Answer: `x = (e^7 + 11) / 3`

Explain
This is a question about **logarithms**, specifically the natural logarithm (ln). The natural logarithm is like the opposite of raising the special number 'e' to a power. So, if `ln(A) = B`, it means the same thing as `A = e^B`.

The solving step is:

1. We start with the equation: `ln(3x - 11) = 7`.
2. Since `ln` and `e` are opposites, we can "undo" the `ln` by taking 'e' to the power of both sides. This means `3x - 11` must be equal to `e` raised to the power of 7. So, we write: `3x - 11 = e^7`.
3. Our goal is to get `x` all by itself. First, we need to move the `-11` to the other side. We do this by adding 11 to both sides of the equation: `3x = e^7 + 11`.
4. Now, `x` is being multiplied by 3. To get `x` alone, we divide both sides of the equation by 3: `x = (e^7 + 11) / 3`.

Alternative answer

Answer:
$x = \frac{e^7 + 11}{3}$ (which is approximately $x \approx 369.21$) Explain
This is a question about logarithms and their inverse relationship with exponential functions . The solving step is:

Hey everyone! We've got this cool problem: `ln(3x-11) = 7`.

Do you remember how `ln` (that's the natural logarithm) is like asking "what power do I need to raise the special number 'e' to, to get this amount?" In our problem, `ln(3x-11) = 7` means that if we raise `e` to the power of `7`, we'll get `3x-11`. Think of it like this: if you have "the square root of something equals 5", then that "something" must be $5^2$! It's the opposite operation!

So, to solve this:

1. **Undo the `ln`:** To get rid of the `ln` on the left side, we do the opposite! We "exponentiate" both sides using `e`. This means we raise `e` to the power of everything on both sides of the equation.
$e^{\mathrm{ln}(3x-11)} = e^7$
Since `e` raised to the power of `ln` of something just gives us that something back (they cancel each other out!), the left side becomes `3x-11`.
So now we have: `3x - 11 = e^7`

2. **Isolate the `x` part:** We want to get the `3x` by itself.
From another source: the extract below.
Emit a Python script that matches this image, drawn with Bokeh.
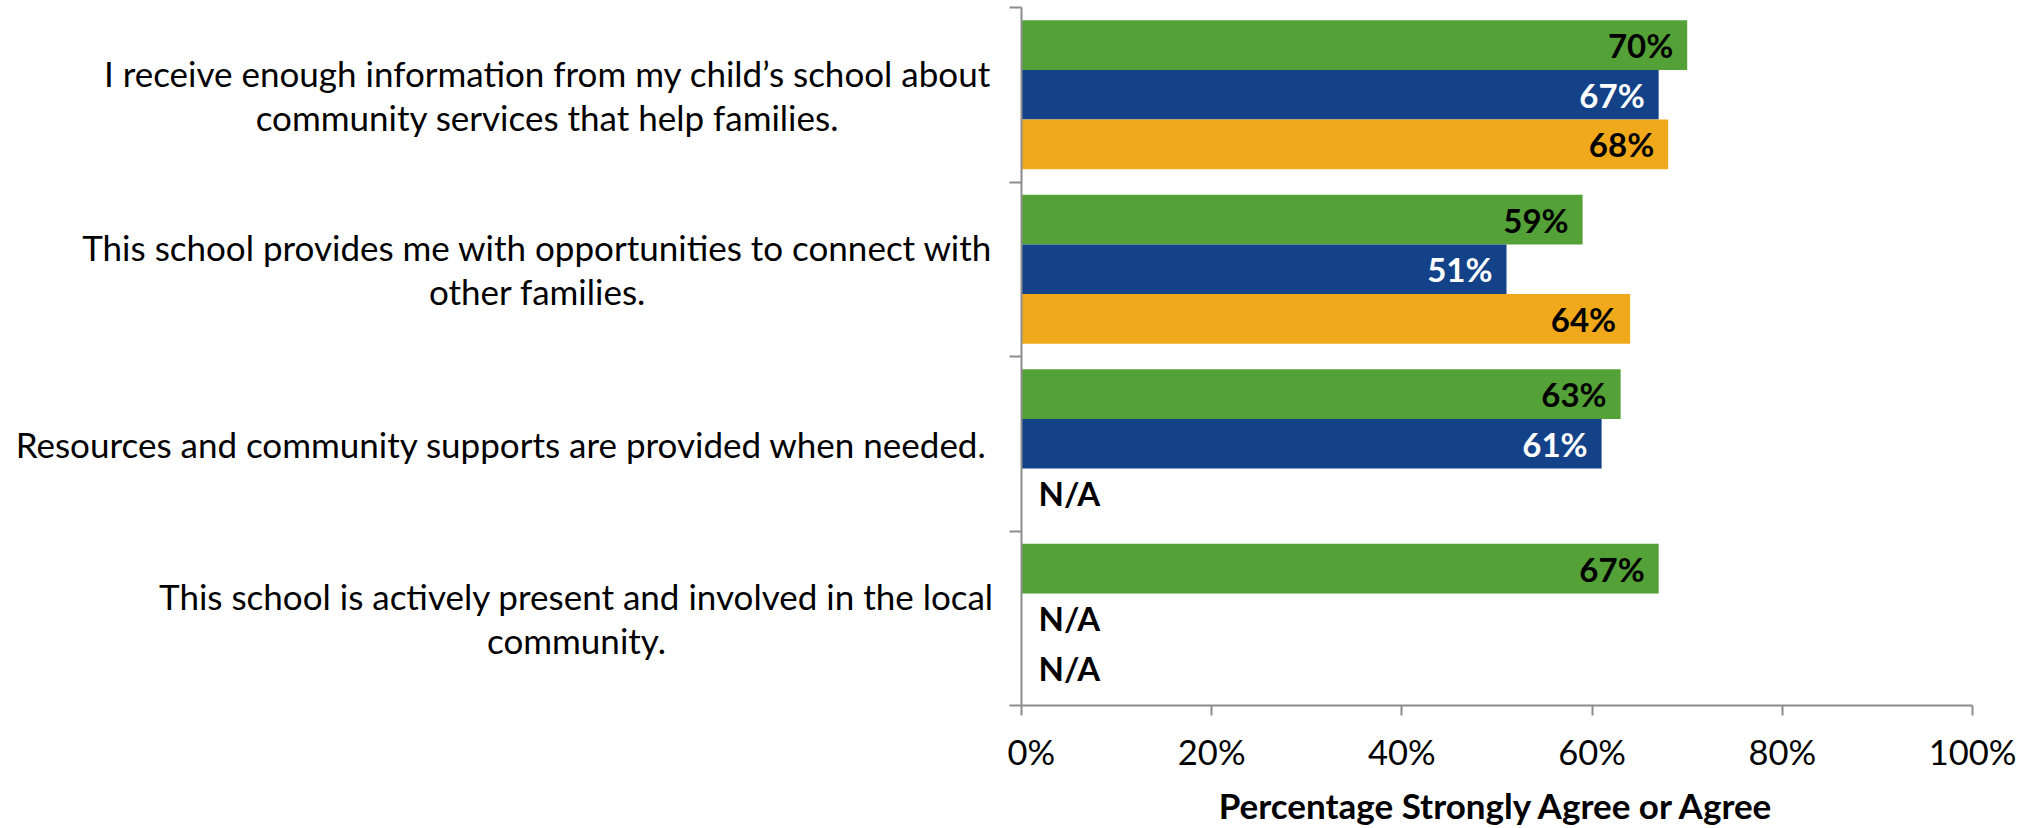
from bokeh.plotting import figure
from bokeh.layouts import row
from bokeh.models import ColumnDataSource, Range1d, FixedTicker, PrintfTickFormatter
from bokeh.core.properties import value
from bokeh.embed import file_html
from bokeh.resources import INLINE

# ---------------- data ----------------
categories = [
    "I receive enough information from my child\u2019s school about\ncommunity services that help families.",
    "This school provides me with opportunities to connect with\nother families.",
    "Resources and community supports are provided when needed.",
    "This school is actively present and involved in the local\ncommunity.",
]
series_names = ["Series 1", "Series 2", "Series 3"]
green_values = [70, 59, 63, 67]
blue_values = [67, 51, 61, None]
orange_values = [68, 64, None, None]
x_ticks = [0, 20, 40, 60, 80, 100]
x_title = "Percentage Strongly Agree or Agree"

# ---------------- style ----------------
FONT = "Lato"
colors = ["#54A137", "#134289", "#F0A91B"]
label_colors = ["black", "white", "black"]
AXIS_COLOR = "#8C8C8C"
BAR_H = 0.285
LEFT_W = 1007
label_centers = [547, 537, 501, 576]   # horizontal centre of each label block (left panel px)

TOP = 7
FRAME_H = 698
y_range = Range1d(len(categories), 0)

# ---------------- left panel: category labels ----------------
lp = figure(frame_width=LEFT_W, frame_height=FRAME_H,
            min_border_left=0, min_border_right=0, min_border_top=TOP, min_border_bottom=110,
            x_range=Range1d(0, LEFT_W), y_range=y_range,
            x_axis_type=None, y_axis_type=None,
            output_backend="svg", toolbar_location=None)
lp.outline_line_color = None
lp.xgrid.visible = False
lp.ygrid.visible = False
csrc = ColumnDataSource(dict(x=label_centers, y=[i + 0.5 for i in range(len(categories))],
                             text=categories))
lp.text(x="x", y="y", text="text", source=csrc, text_align="center", text_baseline="middle",
        text_font=value(FONT), text_font_size="35px", text_line_height=1.04, text_color="black")

# ---------------- main panel ----------------
p = figure(
    frame_width=951, frame_height=FRAME_H,
    min_border_left=14, min_border_right=49, min_border_top=TOP, min_border_bottom=110,
    x_range=Range1d(0, 100), y_range=y_range,
    output_backend="svg", toolbar_location=None,
)
p.outline_line_color = None
p.xgrid.visible = False
p.ygrid.visible = False

all_series = [green_values, blue_values, orange_values]
for j, vals in enumerate(all_series):
    ys, rights, texts, na_y = [], [], [], []
    for i, v in enumerate(vals):
        yc = i + 0.5 + (j - 1) * BAR_H
        if v is None:
            na_y.append(yc)
        else:
            ys.append(yc)
            rights.append(v)
            texts.append(f"{v}%")
    src = ColumnDataSource(dict(y=ys, right=rights, text=texts))
    p.hbar(y="y", left=0, right="right", height=BAR_H, source=src,
           fill_color=colors[j], line_color=None)
    p.text(x="right", y="y", text="text", source=src, x_offset=-14,
           text_align="right", text_baseline="middle",
           text_font=value(FONT), text_font_style="bold", text_font_size="33px",
           text_color=label_colors[j])
    if na_y:
        nsrc = ColumnDataSource(dict(x=[0] * len(na_y), y=na_y, text=["N/A"] * len(na_y)))
        p.text(x="x", y="y", text="text", source=nsrc, x_offset=17,
               text_align="left", text_baseline="middle",
               text_font=value(FONT), text_font_style="bold", text_font_size="33px",
               text_color="black")

xa = p.xaxis[0]
xa.ticker = FixedTicker(ticks=x_ticks)
xa.formatter = PrintfTickFormatter(format="%d%%")
xa.axis_line_color = AXIS_COLOR
xa.axis_line_width = 2
xa.major_tick_line_color = AXIS_COLOR
xa.major_tick_line_width = 2
xa.major_tick_out = 10
xa.major_tick_in = 0
xa.minor_tick_line_color = None
xa.major_label_text_font = FONT
xa.major_label_text_font_size = "34.5px"
xa.major_label_text_color = "black"
xa.major_label_standoff = 15
xa.axis_label = x_title
xa.axis_label_text_font = FONT
xa.axis_label_text_font_size = "35px"
xa.axis_label_text_font_style = "bold"
xa.axis_label_text_color = "black"
xa.axis_label_standoff = 9

# y axis: category-boundary ticks drawn as (label-less) minor ticks
ya = p.yaxis[0]
ya.ticker = FixedTicker(ticks=[], minor_ticks=list(range(len(categories) + 1)))
ya.axis_line_color = AXIS_COLOR
ya.axis_line_width = 2
ya.major_tick_line_color = None
ya.minor_tick_line_color = AXIS_COLOR
ya.minor_tick_line_width = 2
ya.minor_tick_out = 12
ya.minor_tick_in = 0
ya.major_label_standoff = 0

layout = row(lp, p)
open("out.html", "w").write(file_html(layout, INLINE))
Right now, `11` is being subtracted from it. To move the `-11` to the other side, we do the opposite: we add `11` to both sides of the equation.
`3x - 11 + 11 = e^7 + 11`
`3x = e^7 + 11`

3. **Find `x`:** Now we have `3x` (which means `3` times `x`) is equal to `e^7 + 11`. To find out what just one `x` is, we need to divide both sides by `3`.
`x = (e^7 + 11) / 3`

That's our exact answer! If you use a calculator, `e^7` is about `1096.63`. So, you'd calculate `(1096.63 + 11) / 3`, which comes out to approximately `1107.63 / 3`, making `x` around `369.21`.